# What you are asked to do:
Copy out the whole listing exactly as written, leaving the pictures behind.
[Start of Data extract]
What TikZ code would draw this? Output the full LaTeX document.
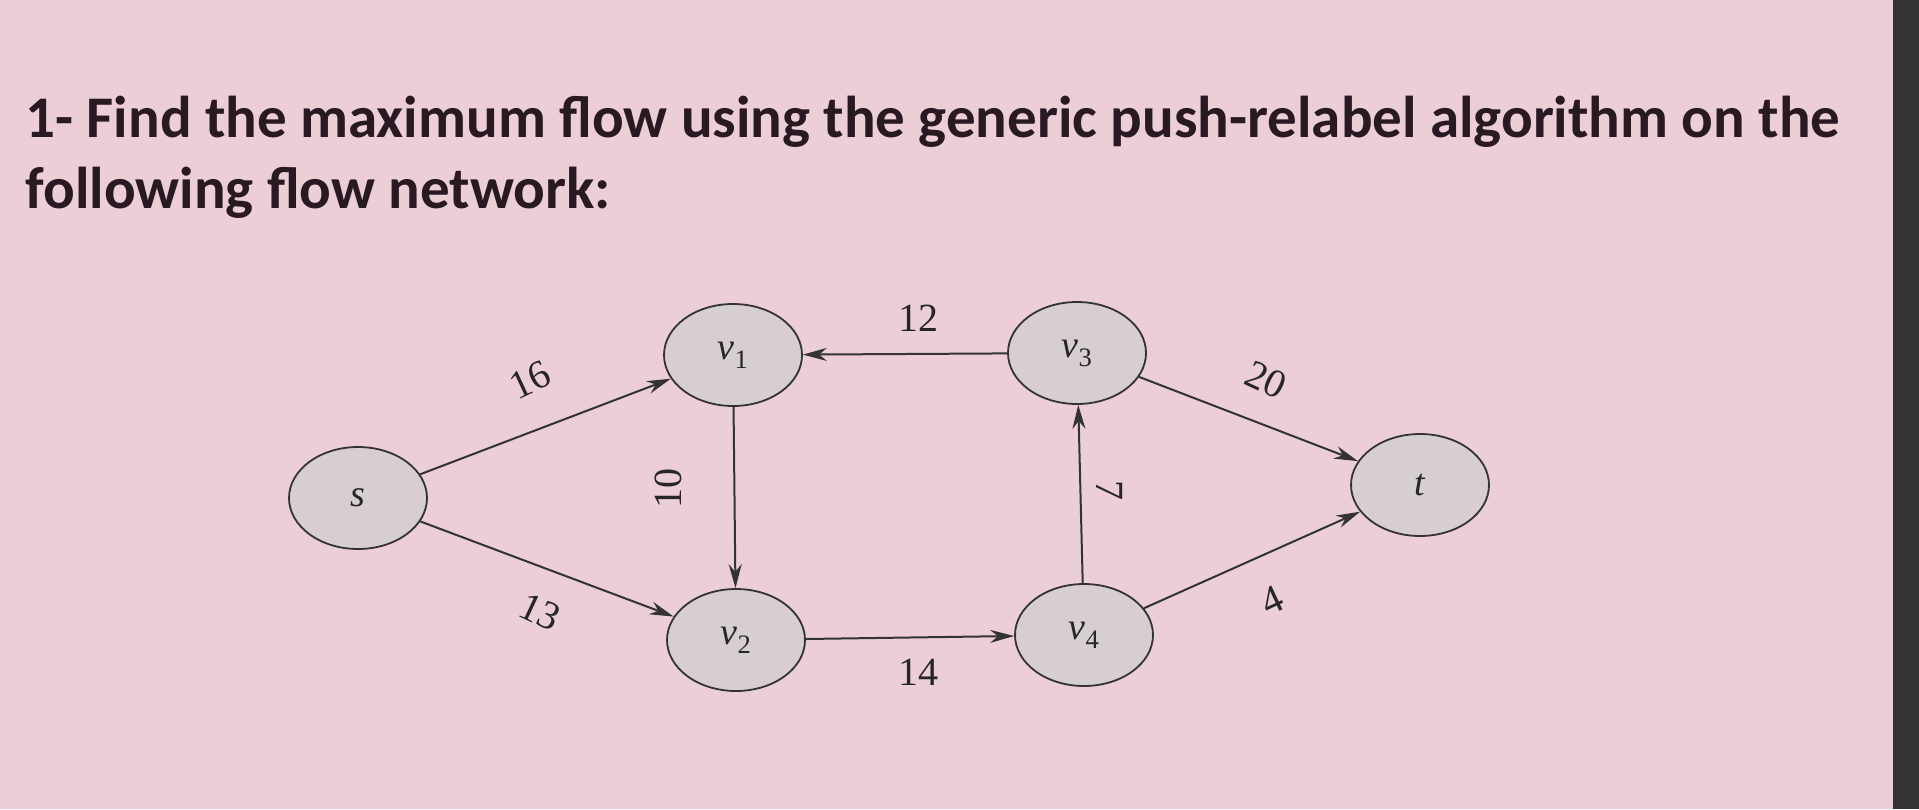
\documentclass[tikz,border=0pt]{standalone}
\usepackage{fontspec}
\setmainfont{Liberation Serif}
\newfontfamily\titlefont{Carlito}
\usetikzlibrary{shapes.geometric,arrows.meta}
\definecolor{bg}{RGB}{236,206,214}
\definecolor{nodefill}{RGB}{214,206,210}
\definecolor{titlecol}{RGB}{40,25,35}
\begin{document}
\begin{tikzpicture}[x=1pt,y=-1pt,
  vert/.style={ellipse,draw=black!80,line width=1.8pt,fill=nodefill,minimum width=138pt,minimum height=102pt,font=\fontsize{38}{38}\selectfont\itshape,text=black!85},
  edge/.style={-{Stealth[length=24pt,width=13pt]},line width=2pt,black!80},
  lab/.style={font=\fontsize{40}{40}\selectfont,text=black!85}]
\fill[bg] (0,0) rectangle (1919,809);
\fill[black!80] (1893,0) rectangle (1919,809);
\useasboundingbox (0,0) rectangle (1919,809);
\node[anchor=base west,text=titlecol,font=\titlefont\bfseries\fontsize{59}{59}\selectfont] (t1) at (22,137) {1- Find the maximum flow using the generic push-relabel algorithm on the};
\node[anchor=base west,text=titlecol,font=\titlefont\bfseries\fontsize{59}{59}\selectfont] (t2) at (22,208) {following flow network:};
\node[vert] (s) at (358,498) {s};
\node[vert] (v1) at (733,355) {v\textsubscript{\upshape 1}};
\node[vert] (v2) at (736,640) {v\textsubscript{\upshape 2}};
\node[vert] (v3) at (1077,353) {v\textsubscript{\upshape 3}};
\node[vert] (v4) at (1084,635) {v\textsubscript{\upshape 4}};
\node[vert] (t) at (1420,485) {t};
\draw[edge] (s) -- (v1);
\draw[edge] (s) -- (v2);
\draw[edge] (v3) -- (v1);
\draw[edge] (v1) -- (v2);
\draw[edge] (v2) -- (v4);
\draw[edge] (v4) -- (v3);
\draw[edge] (v3) -- (t);
\draw[edge] (v4) -- (t);
\node[lab,rotate=25] (l16) at (530,380) {16};
\node[lab,rotate=-25] (l13) at (540,612) {13};
\node[lab] (l12) at (918,318) {12};
\node[lab,rotate=90] (l10) at (668,488) {10};
\node[lab] (l14) at (918,672) {14};
\node[lab,rotate=-90] (l7) at (1110,490) {7};
\node[lab,rotate=-25] (l20) at (1266,380) {20};
\node[lab,rotate=25] (l4) at (1272,600) {4};
\end{tikzpicture}
\end{document}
[End of Data extract]
# Solution to this task:
What TikZ code would draw this? Output the full LaTeX document.
\documentclass[tikz,border=0pt]{standalone}
\usepackage{fontspec}
\setmainfont{Liberation Serif}
\newfontfamily\titlefont{Carlito}
\usetikzlibrary{shapes.geometric,arrows.meta}
\definecolor{bg}{RGB}{236,206,214}
\definecolor{nodefill}{RGB}{214,206,210}
\definecolor{titlecol}{RGB}{40,25,35}
\begin{document}
\begin{tikzpicture}[x=1pt,y=-1pt,
  vert/.style={ellipse,draw=black!80,line width=1.8pt,fill=nodefill,minimum width=138pt,minimum height=102pt,font=\fontsize{38}{38}\selectfont\itshape,text=black!85},
  edge/.style={-{Stealth[length=24pt,width=13pt]},line width=2pt,black!80},
  lab/.style={font=\fontsize{40}{40}\selectfont,text=black!85}]
\fill[bg] (0,0) rectangle (1919,809);
\fill[black!80] (1893,0) rectangle (1919,809);
\useasboundingbox (0,0) rectangle (1919,809);
\node[anchor=base west,text=titlecol,font=\titlefont\bfseries\fontsize{59}{59}\selectfont] (t1) at (22,137) {1- Find the maximum flow using the generic push-relabel algorithm on the};
\node[anchor=base west,text=titlecol,font=\titlefont\bfseries\fontsize{59}{59}\selectfont] (t2) at (22,208) {following flow network:};
\node[vert] (s) at (358,498) {s};
\node[vert] (v1) at (733,355) {v\textsubscript{\upshape 1}};
\node[vert] (v2) at (736,640) {v\textsubscript{\upshape 2}};
\node[vert] (v3) at (1077,353) {v\textsubscript{\upshape 3}};
\node[vert] (v4) at (1084,635) {v\textsubscript{\upshape 4}};
\node[vert] (t) at (1420,485) {t};
\draw[edge] (s) -- (v1);
\draw[edge] (s) -- (v2);
\draw[edge] (v3) -- (v1);
\draw[edge] (v1) -- (v2);
\draw[edge] (v2) -- (v4);
\draw[edge] (v4) -- (v3);
\draw[edge] (v3) -- (t);
\draw[edge] (v4) -- (t);
\node[lab,rotate=25] (l16) at (530,380) {16};
\node[lab,rotate=-25] (l13) at (540,612) {13};
\node[lab] (l12) at (918,318) {12};
\node[lab,rotate=90] (l10) at (668,488) {10};
\node[lab] (l14) at (918,672) {14};
\node[lab,rotate=-90] (l7) at (1110,490) {7};
\node[lab,rotate=-25] (l20) at (1266,380) {20};
\node[lab,rotate=25] (l4) at (1272,600) {4};
\end{tikzpicture}
\end{document}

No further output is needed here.